2020-01-27 20:59:48 | 演劇


とても丁寧に作られた作品だ。最初から最後まで慈しむように作られてある。作品に対する愛情がしっかり伝わってくる。ある場所、ある時代を確かに生きたこと。それが戦争の時代でなくとも構わない。彼らはそこにいる。自分たちの生を全うしたこと。それだけが大切で、それだけをちゃんと描けたならいい。そういう作り手の意図を明確にするために具象的な舞台美術にはしなかった。この一見何もないような空間は、シンプルで清潔。彼らの清らかな心そのものだ。リアルズムを排した象徴的な空間は、この作品の描こうとしている普遍性をきちんと伝える。もちろん描かれるのは戦時下のできごとだ。だけど、人の、人を思う、その思いは変わらない。どんな時代であるとも同じだ。

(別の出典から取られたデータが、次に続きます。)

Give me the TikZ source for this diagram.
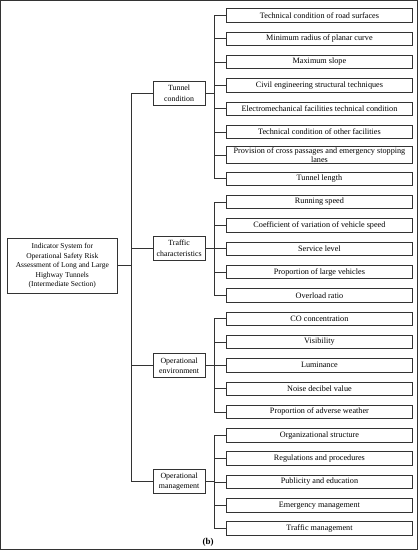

時空劇場の初演にも出演したはしぐちしんは、30年近くの歳月を経て、再び同じ役を演じる。歳を重ねたぶん、今度はしっかり大人目線で演じることが出来る。彼がこの作品のすべてを見つめている。もちろんそれは彼が舞台上に出ずっぱりである、ということが言いたいわけではない。演出家として細部まで目が行き届いている、ということでもない。もちろん、そんなことは当然のこととして見ればわかる。だが、そんなこと以上に、この作品は彼がこの戯曲を慈しむように見つめて作っているということが言いたいのだ。

作品に対する愛情がこんなにもしっかり感じられることに驚きを禁じ得ない。過剰になりそうなものをすべて削ぎ落として,一番大切な部分だけを観客に提示した。無駄は一切ない。無口で、でも、すべてをきちんと描き込んだ、これはそんな端正な作品なのである。過剰な思い入れはしない。淡々と彼らの今を見せていく。だけど、その今という時間は戦争という現実に浸食され、本来の在り方を成さない。悦子も、明石少尉も自分の気持ちを抑えて目の前の時間と向き合う。長与少尉も同じだ。彼ら3人のそれぞれの想いを言葉にはしないまま、彼らの秘めた想いは溢れることなく心の中に納められる。戯曲の持つそんな想いをさりげなく、切実に表現した。彼ら3人を見守る悦子の兄夫婦、さらにはそれを外側から見守る数十年後の悦子と長与夫婦という図式が時空を超えて舞台上で対峙する。

ラストで桜の花びらが散っていくシーンも美しい。実際の桜ではなく,それは言葉の桜の花びらだ。口に出来なかった言葉の数々が散っていく。